→ **What is expected**
Type out the data exactly as given. Skip any image.

________________

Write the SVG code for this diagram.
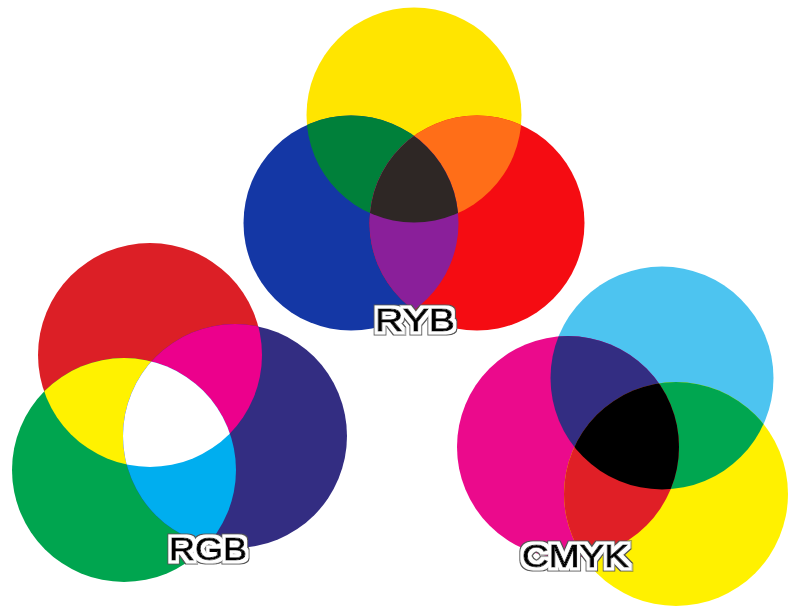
<svg xmlns="http://www.w3.org/2000/svg" width="800" height="614" viewBox="0 0 800 614">
<style>
.lbl{font-family:"Liberation Sans",Arial,sans-serif;font-size:32px;fill:#000;stroke:#000;stroke-width:0.9px;filter:url(#halo)}
</style>
<defs>
<filter id="halo" x="-20%" y="-40%" width="140%" height="180%">
<feMorphology in="SourceAlpha" operator="dilate" radius="3.8" result="d1"/>
<feFlood flood-color="#555"/>
<feComposite in2="d1" operator="in" result="outer"/>
<feMorphology in="SourceAlpha" operator="dilate" radius="3.1" result="d2"/>
<feFlood flood-color="#fff"/>
<feComposite in2="d2" operator="in" result="inner"/>
<feMerge><feMergeNode in="outer"/><feMergeNode in="inner"/><feMergeNode in="SourceGraphic"/></feMerge>
</filter>
<clipPath id="cY1"><circle cx="414" cy="115" r="107.5"/></clipPath>
<clipPath id="cB1"><circle cx="351" cy="223" r="107.5"/></clipPath>
<clipPath id="cR1"><circle cx="477" cy="223" r="107.5"/></clipPath>
<clipPath id="cR2"><circle cx="150" cy="355" r="112"/></clipPath>
<clipPath id="cG2"><circle cx="124" cy="470" r="112"/></clipPath>
<clipPath id="cB2"><circle cx="235" cy="436" r="112"/></clipPath>
<clipPath id="cC3"><circle cx="662" cy="378" r="111.5"/></clipPath>
<clipPath id="cM3"><circle cx="568" cy="447" r="111"/></clipPath>
<clipPath id="cY3"><circle cx="676" cy="494" r="112"/></clipPath>
</defs>
<rect width="800" height="614" fill="#fff"/>

<g id="ryb">
<circle cx="414" cy="115" r="107.5" fill="#FFE500"/>
<circle cx="351" cy="223" r="107.5" fill="#1437A5"/>
<circle cx="477" cy="223" r="107.5" fill="#F50C12"/>
<circle cx="414" cy="115" r="107.5" fill="#00803A" clip-path="url(#cB1)"/>
<circle cx="414" cy="115" r="107.5" fill="#FF6E18" clip-path="url(#cR1)"/>
<circle cx="351" cy="223" r="107.5" fill="#8A1F9A" clip-path="url(#cR1)"/>
<g clip-path="url(#cY1)"><circle cx="351" cy="223" r="107.5" fill="#2E2725" clip-path="url(#cR1)"/></g>
<text class="lbl" x="375" y="331" textLength="80" lengthAdjust="spacingAndGlyphs">RYB</text>
</g>

<g id="rgb">
<circle cx="150" cy="355" r="112" fill="#DC1F26"/>
<circle cx="124" cy="470" r="112" fill="#00A54F"/>
<circle cx="235" cy="436" r="112" fill="#332D82"/>
<circle cx="150" cy="355" r="112" fill="#FFF200" clip-path="url(#cG2)"/>
<circle cx="150" cy="355" r="112" fill="#EC008C" clip-path="url(#cB2)"/>
<circle cx="124" cy="470" r="112" fill="#00AEEF" clip-path="url(#cB2)"/>
<g clip-path="url(#cR2)"><circle cx="124" cy="470" r="112" fill="#FFFFFF" clip-path="url(#cB2)"/></g>
<text class="lbl" x="169" y="560" textLength="78" lengthAdjust="spacingAndGlyphs">RGB</text>
</g>

<g id="cmyk">
<circle cx="662" cy="378" r="111.5" fill="#4DC4F0"/>
<circle cx="568" cy="447" r="111" fill="#EB0A8C"/>
<circle cx="676" cy="494" r="112" fill="#FFF100"/>
<circle cx="662" cy="378" r="111.5" fill="#332D82" clip-path="url(#cM3)"/>
<circle cx="662" cy="378" r="111.5" fill="#00A650" clip-path="url(#cY3)"/>
<circle cx="568" cy="447" r="111" fill="#E01F26" clip-path="url(#cY3)"/>
<g clip-path="url(#cC3)"><circle cx="568" cy="447" r="111" fill="#000000" clip-path="url(#cY3)"/></g>
<text class="lbl" x="522" y="567" font-size="33" textLength="107" lengthAdjust="spacingAndGlyphs">CMYK</text>
</g>
</svg>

________________

→ **The result**
Write the SVG code for this diagram.
<svg xmlns="http://www.w3.org/2000/svg" width="800" height="614" viewBox="0 0 800 614">
<style>
.lbl{font-family:"Liberation Sans",Arial,sans-serif;font-size:32px;fill:#000;stroke:#000;stroke-width:0.9px;filter:url(#halo)}
</style>
<defs>
<filter id="halo" x="-20%" y="-40%" width="140%" height="180%">
<feMorphology in="SourceAlpha" operator="dilate" radius="3.8" result="d1"/>
<feFlood flood-color="#555"/>
<feComposite in2="d1" operator="in" result="outer"/>
<feMorphology in="SourceAlpha" operator="dilate" radius="3.1" result="d2"/>
<feFlood flood-color="#fff"/>
<feComposite in2="d2" operator="in" result="inner"/>
<feMerge><feMergeNode in="outer"/><feMergeNode in="inner"/><feMergeNode in="SourceGraphic"/></feMerge>
</filter>
<clipPath id="cY1"><circle cx="414" cy="115" r="107.5"/></clipPath>
<clipPath id="cB1"><circle cx="351" cy="223" r="107.5"/></clipPath>
<clipPath id="cR1"><circle cx="477" cy="223" r="107.5"/></clipPath>
<clipPath id="cR2"><circle cx="150" cy="355" r="112"/></clipPath>
<clipPath id="cG2"><circle cx="124" cy="470" r="112"/></clipPath>
<clipPath id="cB2"><circle cx="235" cy="436" r="112"/></clipPath>
<clipPath id="cC3"><circle cx="662" cy="378" r="111.5"/></clipPath>
<clipPath id="cM3"><circle cx="568" cy="447" r="111"/></clipPath>
<clipPath id="cY3"><circle cx="676" cy="494" r="112"/></clipPath>
</defs>
<rect width="800" height="614" fill="#fff"/>

<g id="ryb">
<circle cx="414" cy="115" r="107.5" fill="#FFE500"/>
<circle cx="351" cy="223" r="107.5" fill="#1437A5"/>
<circle cx="477" cy="223" r="107.5" fill="#F50C12"/>
<circle cx="414" cy="115" r="107.5" fill="#00803A" clip-path="url(#cB1)"/>
<circle cx="414" cy="115" r="107.5" fill="#FF6E18" clip-path="url(#cR1)"/>
<circle cx="351" cy="223" r="107.5" fill="#8A1F9A" clip-path="url(#cR1)"/>
<g clip-path="url(#cY1)"><circle cx="351" cy="223" r="107.5" fill="#2E2725" clip-path="url(#cR1)"/></g>
<text class="lbl" x="375" y="331" textLength="80" lengthAdjust="spacingAndGlyphs">RYB</text>
</g>

<g id="rgb">
<circle cx="150" cy="355" r="112" fill="#DC1F26"/>
<circle cx="124" cy="470" r="112" fill="#00A54F"/>
<circle cx="235" cy="436" r="112" fill="#332D82"/>
<circle cx="150" cy="355" r="112" fill="#FFF200" clip-path="url(#cG2)"/>
<circle cx="150" cy="355" r="112" fill="#EC008C" clip-path="url(#cB2)"/>
<circle cx="124" cy="470" r="112" fill="#00AEEF" clip-path="url(#cB2)"/>
<g clip-path="url(#cR2)"><circle cx="124" cy="470" r="112" fill="#FFFFFF" clip-path="url(#cB2)"/></g>
<text class="lbl" x="169" y="560" textLength="78" lengthAdjust="spacingAndGlyphs">RGB</text>
</g>

<g id="cmyk">
<circle cx="662" cy="378" r="111.5" fill="#4DC4F0"/>
<circle cx="568" cy="447" r="111" fill="#EB0A8C"/>
<circle cx="676" cy="494" r="112" fill="#FFF100"/>
<circle cx="662" cy="378" r="111.5" fill="#332D82" clip-path="url(#cM3)"/>
<circle cx="662" cy="378" r="111.5" fill="#00A650" clip-path="url(#cY3)"/>
<circle cx="568" cy="447" r="111" fill="#E01F26" clip-path="url(#cY3)"/>
<g clip-path="url(#cC3)"><circle cx="568" cy="447" r="111" fill="#000000" clip-path="url(#cY3)"/></g>
<text class="lbl" x="522" y="567" font-size="33" textLength="107" lengthAdjust="spacingAndGlyphs">CMYK</text>
</g>
</svg>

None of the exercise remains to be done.